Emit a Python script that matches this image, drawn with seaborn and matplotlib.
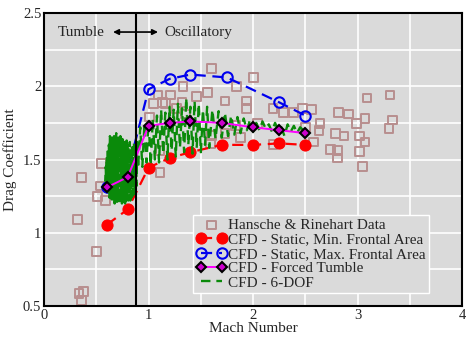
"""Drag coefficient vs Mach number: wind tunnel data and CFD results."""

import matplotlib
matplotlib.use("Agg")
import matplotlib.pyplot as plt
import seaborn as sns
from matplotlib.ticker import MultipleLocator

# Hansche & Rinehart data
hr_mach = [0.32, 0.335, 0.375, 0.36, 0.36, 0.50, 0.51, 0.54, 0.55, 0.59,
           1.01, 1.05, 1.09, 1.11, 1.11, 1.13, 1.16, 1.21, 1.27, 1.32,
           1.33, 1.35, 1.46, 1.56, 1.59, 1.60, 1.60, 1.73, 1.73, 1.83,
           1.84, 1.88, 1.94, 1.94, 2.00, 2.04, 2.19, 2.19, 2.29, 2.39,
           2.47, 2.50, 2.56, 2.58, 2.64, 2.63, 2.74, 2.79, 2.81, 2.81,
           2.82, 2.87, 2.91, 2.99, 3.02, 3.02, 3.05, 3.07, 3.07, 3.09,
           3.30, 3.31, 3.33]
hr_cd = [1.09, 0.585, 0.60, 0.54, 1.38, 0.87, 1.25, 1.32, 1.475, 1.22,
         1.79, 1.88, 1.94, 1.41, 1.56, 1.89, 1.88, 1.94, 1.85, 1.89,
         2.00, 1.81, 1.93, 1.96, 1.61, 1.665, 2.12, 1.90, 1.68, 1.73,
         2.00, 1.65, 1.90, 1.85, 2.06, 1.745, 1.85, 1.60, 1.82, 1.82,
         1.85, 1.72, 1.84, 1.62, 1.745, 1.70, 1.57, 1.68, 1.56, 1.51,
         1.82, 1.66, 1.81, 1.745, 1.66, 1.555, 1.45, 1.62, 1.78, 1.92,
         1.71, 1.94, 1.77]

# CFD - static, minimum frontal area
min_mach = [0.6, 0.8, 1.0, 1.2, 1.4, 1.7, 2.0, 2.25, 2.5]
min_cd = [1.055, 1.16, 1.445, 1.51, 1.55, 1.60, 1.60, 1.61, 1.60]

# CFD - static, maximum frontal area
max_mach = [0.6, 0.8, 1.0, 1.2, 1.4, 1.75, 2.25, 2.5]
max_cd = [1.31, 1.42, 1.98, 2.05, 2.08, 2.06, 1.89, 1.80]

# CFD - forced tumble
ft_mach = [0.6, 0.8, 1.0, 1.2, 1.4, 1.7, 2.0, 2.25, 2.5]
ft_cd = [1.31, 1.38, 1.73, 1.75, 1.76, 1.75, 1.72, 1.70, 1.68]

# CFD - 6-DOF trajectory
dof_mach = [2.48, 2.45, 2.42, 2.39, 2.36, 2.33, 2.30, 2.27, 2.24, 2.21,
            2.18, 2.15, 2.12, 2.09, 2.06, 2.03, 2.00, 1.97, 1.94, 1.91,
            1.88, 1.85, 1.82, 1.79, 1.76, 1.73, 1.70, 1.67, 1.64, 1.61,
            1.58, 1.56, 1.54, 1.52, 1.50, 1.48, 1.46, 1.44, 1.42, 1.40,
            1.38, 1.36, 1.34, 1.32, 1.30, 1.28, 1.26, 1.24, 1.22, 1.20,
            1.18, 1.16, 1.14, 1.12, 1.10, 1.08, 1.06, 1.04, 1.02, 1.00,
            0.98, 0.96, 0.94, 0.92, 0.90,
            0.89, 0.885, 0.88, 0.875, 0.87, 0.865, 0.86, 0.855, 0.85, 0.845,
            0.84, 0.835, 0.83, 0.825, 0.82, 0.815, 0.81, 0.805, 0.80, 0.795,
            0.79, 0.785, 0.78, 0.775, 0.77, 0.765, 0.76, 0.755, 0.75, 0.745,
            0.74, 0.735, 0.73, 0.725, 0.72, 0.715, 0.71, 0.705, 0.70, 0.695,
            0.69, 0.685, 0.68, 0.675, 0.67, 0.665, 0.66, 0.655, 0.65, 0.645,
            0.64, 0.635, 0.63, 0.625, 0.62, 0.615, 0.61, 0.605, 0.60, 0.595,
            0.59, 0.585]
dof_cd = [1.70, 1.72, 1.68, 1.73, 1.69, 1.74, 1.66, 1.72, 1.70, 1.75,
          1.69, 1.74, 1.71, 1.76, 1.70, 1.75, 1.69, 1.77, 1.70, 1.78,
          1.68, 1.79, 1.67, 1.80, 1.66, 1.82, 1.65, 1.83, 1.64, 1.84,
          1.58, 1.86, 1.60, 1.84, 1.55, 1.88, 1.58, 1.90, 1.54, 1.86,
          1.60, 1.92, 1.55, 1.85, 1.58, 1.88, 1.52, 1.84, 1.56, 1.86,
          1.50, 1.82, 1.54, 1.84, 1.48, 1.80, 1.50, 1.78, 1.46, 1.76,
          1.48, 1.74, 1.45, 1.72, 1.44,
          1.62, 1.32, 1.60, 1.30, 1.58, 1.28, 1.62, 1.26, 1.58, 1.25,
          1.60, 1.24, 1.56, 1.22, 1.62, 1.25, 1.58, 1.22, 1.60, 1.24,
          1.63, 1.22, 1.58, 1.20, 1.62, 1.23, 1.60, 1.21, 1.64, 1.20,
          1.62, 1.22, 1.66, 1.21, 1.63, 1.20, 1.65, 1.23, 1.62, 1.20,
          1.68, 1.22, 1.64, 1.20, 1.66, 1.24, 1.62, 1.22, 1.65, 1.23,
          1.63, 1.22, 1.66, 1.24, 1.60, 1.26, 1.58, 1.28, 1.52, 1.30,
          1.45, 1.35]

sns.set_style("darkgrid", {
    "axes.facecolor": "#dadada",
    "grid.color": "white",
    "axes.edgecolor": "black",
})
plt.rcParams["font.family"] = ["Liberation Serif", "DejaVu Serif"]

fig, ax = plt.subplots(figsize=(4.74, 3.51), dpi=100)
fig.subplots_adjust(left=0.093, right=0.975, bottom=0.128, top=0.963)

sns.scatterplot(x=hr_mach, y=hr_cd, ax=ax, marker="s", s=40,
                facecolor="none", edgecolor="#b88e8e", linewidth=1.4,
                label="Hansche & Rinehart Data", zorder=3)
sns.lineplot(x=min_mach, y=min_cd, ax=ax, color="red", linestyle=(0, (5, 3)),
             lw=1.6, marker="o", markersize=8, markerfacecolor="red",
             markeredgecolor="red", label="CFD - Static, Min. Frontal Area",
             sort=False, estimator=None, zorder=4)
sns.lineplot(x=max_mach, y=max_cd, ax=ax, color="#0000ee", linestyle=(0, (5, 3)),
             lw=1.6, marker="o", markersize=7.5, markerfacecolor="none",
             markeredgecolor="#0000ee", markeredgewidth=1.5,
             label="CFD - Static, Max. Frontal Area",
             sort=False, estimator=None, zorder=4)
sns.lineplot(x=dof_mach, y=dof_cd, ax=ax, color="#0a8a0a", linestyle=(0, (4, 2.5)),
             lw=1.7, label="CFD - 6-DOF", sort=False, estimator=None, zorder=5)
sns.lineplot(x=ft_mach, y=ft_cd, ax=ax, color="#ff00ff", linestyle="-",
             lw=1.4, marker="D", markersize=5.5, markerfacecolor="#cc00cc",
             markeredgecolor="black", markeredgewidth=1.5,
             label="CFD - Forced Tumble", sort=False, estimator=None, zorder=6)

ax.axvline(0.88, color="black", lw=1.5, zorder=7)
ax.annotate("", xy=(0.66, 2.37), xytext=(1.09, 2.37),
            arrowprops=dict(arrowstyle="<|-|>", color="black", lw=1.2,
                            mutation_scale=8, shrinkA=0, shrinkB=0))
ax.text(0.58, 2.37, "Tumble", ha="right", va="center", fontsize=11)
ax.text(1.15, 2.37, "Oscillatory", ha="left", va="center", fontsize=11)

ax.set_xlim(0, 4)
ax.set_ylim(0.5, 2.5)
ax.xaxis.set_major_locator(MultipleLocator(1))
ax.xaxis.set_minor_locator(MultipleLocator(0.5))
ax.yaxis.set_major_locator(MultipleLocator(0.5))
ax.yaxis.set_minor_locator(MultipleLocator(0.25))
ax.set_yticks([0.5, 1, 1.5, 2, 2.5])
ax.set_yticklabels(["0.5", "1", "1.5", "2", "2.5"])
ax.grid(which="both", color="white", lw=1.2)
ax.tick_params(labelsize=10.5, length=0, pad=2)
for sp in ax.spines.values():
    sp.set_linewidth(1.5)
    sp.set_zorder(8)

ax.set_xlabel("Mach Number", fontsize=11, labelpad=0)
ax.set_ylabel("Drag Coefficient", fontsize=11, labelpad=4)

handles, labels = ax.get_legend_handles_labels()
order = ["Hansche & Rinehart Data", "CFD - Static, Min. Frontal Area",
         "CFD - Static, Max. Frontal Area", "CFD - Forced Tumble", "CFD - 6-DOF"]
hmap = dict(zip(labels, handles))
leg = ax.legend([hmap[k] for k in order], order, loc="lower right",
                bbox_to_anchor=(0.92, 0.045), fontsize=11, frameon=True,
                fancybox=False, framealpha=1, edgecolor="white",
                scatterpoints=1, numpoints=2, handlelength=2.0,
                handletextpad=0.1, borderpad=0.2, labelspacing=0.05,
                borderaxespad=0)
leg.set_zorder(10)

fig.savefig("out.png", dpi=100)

......

# EXERCISE INSTRUCTIONS
Report how many lines in the data contain the word "seaborn", with no words besides the number.

# WORKED SOLUTION
2